-- What you have to do --
Write out all the lines again, precisely as they stand, but without the images.

-- Data --
- - -
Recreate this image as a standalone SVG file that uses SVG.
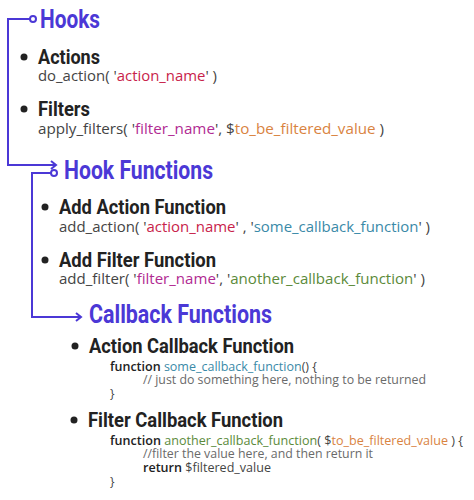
<svg xmlns="http://www.w3.org/2000/svg" width="474" height="500" viewBox="0 0 474 500">
<style>
.h{font-family:Roboto,"Liberation Sans",sans-serif;font-weight:700;fill:#4b38d6}
.t{font-family:Roboto,"Liberation Sans",sans-serif;font-weight:700;fill:#222}
.c{font-family:"Open Sans","Noto Sans",sans-serif;font-weight:400;fill:#444}
.k{font-weight:600;fill:#222}
.red{fill:#c8234a}.mag{fill:#b12a92}.org{fill:#d9833f}.teal{fill:#3a8aa8}.grn{fill:#5b8a3a}.cm{fill:#6a6a6a}
.ln{fill:none;stroke:#4b38d6;stroke-width:2}
.dot{fill:#222}
</style>
<defs>
<marker id="ar" markerWidth="8" markerHeight="10" refX="6" refY="5" orient="auto" markerUnits="userSpaceOnUse">
<path d="M1,1 L6,5 L1,9" fill="none" stroke="#4b38d6" stroke-width="2"/>
</marker>
</defs>
<rect width="474" height="500" fill="#fff"/>
<g id="connectors">
<path class="ln" d="M30,19 H8 V165 H56" marker-end="url(#ar)"/>
<circle class="ln" cx="33" cy="19" r="3" fill="#fff"/>
<path class="ln" d="M51,173 H32 V317 H81" marker-end="url(#ar)"/>
<circle class="ln" cx="54" cy="173" r="3" fill="#fff"/>
</g>
<g id="hooks">
<text class="h" x="40" y="28" font-size="26" textLength="60" lengthAdjust="spacingAndGlyphs">Hooks</text>
</g>
<g id="actions">
<circle class="dot" cx="24" cy="57" r="3.5"/>
<text class="t" x="38" y="64" font-size="21" textLength="62" lengthAdjust="spacingAndGlyphs">Actions</text>
<text class="c" x="38" y="81" font-size="15" textLength="179" lengthAdjust="spacingAndGlyphs">do_action( '<tspan class="red">action_name</tspan>' )</text>
</g>
<g id="filters">
<circle class="dot" cx="24" cy="109" r="3.5"/>
<text class="t" x="38" y="116" font-size="21" textLength="52" lengthAdjust="spacingAndGlyphs">Filters</text>
<text class="c" x="38" y="134" font-size="15" textLength="346" lengthAdjust="spacingAndGlyphs">apply_filters( '<tspan class="mag">filter_name</tspan>', $<tspan class="org">to_be_filtered_value</tspan> )</text>
</g>
<g id="hook-functions">
<text class="h" x="64" y="179" font-size="26" textLength="149" lengthAdjust="spacingAndGlyphs">Hook Functions</text>
</g>
<g id="add-action">
<circle class="dot" cx="45" cy="207" r="3.5"/>
<text class="t" x="59" y="214" font-size="21" textLength="167" lengthAdjust="spacingAndGlyphs">Add Action Function</text>
<text class="c" x="59" y="232" font-size="15" textLength="371" lengthAdjust="spacingAndGlyphs">add_action( '<tspan class="red">action_name</tspan>' , '<tspan class="teal">some_callback_function</tspan>' )</text>
</g>
<g id="add-filter">
<circle class="dot" cx="45" cy="260" r="3.5"/>
<text class="t" x="59" y="267" font-size="21" textLength="157" lengthAdjust="spacingAndGlyphs">Add Filter Function</text>
<text class="c" x="59" y="284" font-size="15" textLength="366" lengthAdjust="spacingAndGlyphs">add_filter( '<tspan class="mag">filter_name</tspan>', '<tspan class="grn">another_callback_function</tspan>' )</text>
</g>
<g id="callback-functions">
<text class="h" x="89" y="323" font-size="26" textLength="183" lengthAdjust="spacingAndGlyphs">Callback Functions</text>
</g>
<g id="action-callback">
<circle class="dot" cx="75" cy="346" r="3.5"/>
<text class="t" x="89" y="353" font-size="21" textLength="205" lengthAdjust="spacingAndGlyphs">Action Callback Function</text>
<text class="c" x="110" y="371" font-size="12" textLength="207" lengthAdjust="spacingAndGlyphs"><tspan class="k">function</tspan> <tspan class="teal">some_callback_function</tspan>() {</text>
<text class="c cm" x="143" y="384" font-size="12" textLength="283" lengthAdjust="spacingAndGlyphs">// just do something here, nothing to be returned</text>
<text class="c" x="110" y="398" font-size="12">}</text>
</g>
<g id="filter-callback">
<circle class="dot" cx="74" cy="420" r="3.5"/>
<text class="t" x="88" y="427" font-size="21" textLength="195" lengthAdjust="spacingAndGlyphs">Filter Callback Function</text>
<text class="c" x="110" y="445" font-size="12" textLength="353" lengthAdjust="spacingAndGlyphs"><tspan class="k">function</tspan> <tspan class="grn">another_callback_function</tspan>( $<tspan class="org">to_be_filtered_value</tspan> ) {</text>
<text class="c cm" x="143" y="458" font-size="12" textLength="230" lengthAdjust="spacingAndGlyphs">//filter the value here, and then return it</text>
<text class="c" x="143" y="472" font-size="12" textLength="128" lengthAdjust="spacingAndGlyphs"><tspan class="k">return</tspan> $filtered_value</text>
<text class="c" x="110" y="486" font-size="12">}</text>
</g>
</svg>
- - -
-- Final answer --
Recreate this image as a standalone SVG file that uses SVG.
<svg xmlns="http://www.w3.org/2000/svg" width="474" height="500" viewBox="0 0 474 500">
<style>
.h{font-family:Roboto,"Liberation Sans",sans-serif;font-weight:700;fill:#4b38d6}
.t{font-family:Roboto,"Liberation Sans",sans-serif;font-weight:700;fill:#222}
.c{font-family:"Open Sans","Noto Sans",sans-serif;font-weight:400;fill:#444}
.k{font-weight:600;fill:#222}
.red{fill:#c8234a}.mag{fill:#b12a92}.org{fill:#d9833f}.teal{fill:#3a8aa8}.grn{fill:#5b8a3a}.cm{fill:#6a6a6a}
.ln{fill:none;stroke:#4b38d6;stroke-width:2}
.dot{fill:#222}
</style>
<defs>
<marker id="ar" markerWidth="8" markerHeight="10" refX="6" refY="5" orient="auto" markerUnits="userSpaceOnUse">
<path d="M1,1 L6,5 L1,9" fill="none" stroke="#4b38d6" stroke-width="2"/>
</marker>
</defs>
<rect width="474" height="500" fill="#fff"/>
<g id="connectors">
<path class="ln" d="M30,19 H8 V165 H56" marker-end="url(#ar)"/>
<circle class="ln" cx="33" cy="19" r="3" fill="#fff"/>
<path class="ln" d="M51,173 H32 V317 H81" marker-end="url(#ar)"/>
<circle class="ln" cx="54" cy="173" r="3" fill="#fff"/>
</g>
<g id="hooks">
<text class="h" x="40" y="28" font-size="26" textLength="60" lengthAdjust="spacingAndGlyphs">Hooks</text>
</g>
<g id="actions">
<circle class="dot" cx="24" cy="57" r="3.5"/>
<text class="t" x="38" y="64" font-size="21" textLength="62" lengthAdjust="spacingAndGlyphs">Actions</text>
<text class="c" x="38" y="81" font-size="15" textLength="179" lengthAdjust="spacingAndGlyphs">do_action( '<tspan class="red">action_name</tspan>' )</text>
</g>
<g id="filters">
<circle class="dot" cx="24" cy="109" r="3.5"/>
<text class="t" x="38" y="116" font-size="21" textLength="52" lengthAdjust="spacingAndGlyphs">Filters</text>
<text class="c" x="38" y="134" font-size="15" textLength="346" lengthAdjust="spacingAndGlyphs">apply_filters( '<tspan class="mag">filter_name</tspan>', $<tspan class="org">to_be_filtered_value</tspan> )</text>
</g>
<g id="hook-functions">
<text class="h" x="64" y="179" font-size="26" textLength="149" lengthAdjust="spacingAndGlyphs">Hook Functions</text>
</g>
<g id="add-action">
<circle class="dot" cx="45" cy="207" r="3.5"/>
<text class="t" x="59" y="214" font-size="21" textLength="167" lengthAdjust="spacingAndGlyphs">Add Action Function</text>
<text class="c" x="59" y="232" font-size="15" textLength="371" lengthAdjust="spacingAndGlyphs">add_action( '<tspan class="red">action_name</tspan>' , '<tspan class="teal">some_callback_function</tspan>' )</text>
</g>
<g id="add-filter">
<circle class="dot" cx="45" cy="260" r="3.5"/>
<text class="t" x="59" y="267" font-size="21" textLength="157" lengthAdjust="spacingAndGlyphs">Add Filter Function</text>
<text class="c" x="59" y="284" font-size="15" textLength="366" lengthAdjust="spacingAndGlyphs">add_filter( '<tspan class="mag">filter_name</tspan>', '<tspan class="grn">another_callback_function</tspan>' )</text>
</g>
<g id="callback-functions">
<text class="h" x="89" y="323" font-size="26" textLength="183" lengthAdjust="spacingAndGlyphs">Callback Functions</text>
</g>
<g id="action-callback">
<circle class="dot" cx="75" cy="346" r="3.5"/>
<text class="t" x="89" y="353" font-size="21" textLength="205" lengthAdjust="spacingAndGlyphs">Action Callback Function</text>
<text class="c" x="110" y="371" font-size="12" textLength="207" lengthAdjust="spacingAndGlyphs"><tspan class="k">function</tspan> <tspan class="teal">some_callback_function</tspan>() {</text>
<text class="c cm" x="143" y="384" font-size="12" textLength="283" lengthAdjust="spacingAndGlyphs">// just do something here, nothing to be returned</text>
<text class="c" x="110" y="398" font-size="12">}</text>
</g>
<g id="filter-callback">
<circle class="dot" cx="74" cy="420" r="3.5"/>
<text class="t" x="88" y="427" font-size="21" textLength="195" lengthAdjust="spacingAndGlyphs">Filter Callback Function</text>
<text class="c" x="110" y="445" font-size="12" textLength="353" lengthAdjust="spacingAndGlyphs"><tspan class="k">function</tspan> <tspan class="grn">another_callback_function</tspan>( $<tspan class="org">to_be_filtered_value</tspan> ) {</text>
<text class="c cm" x="143" y="458" font-size="12" textLength="230" lengthAdjust="spacingAndGlyphs">//filter the value here, and then return it</text>
<text class="c" x="143" y="472" font-size="12" textLength="128" lengthAdjust="spacingAndGlyphs"><tspan class="k">return</tspan> $filtered_value</text>
<text class="c" x="110" y="486" font-size="12">}</text>
</g>
</svg>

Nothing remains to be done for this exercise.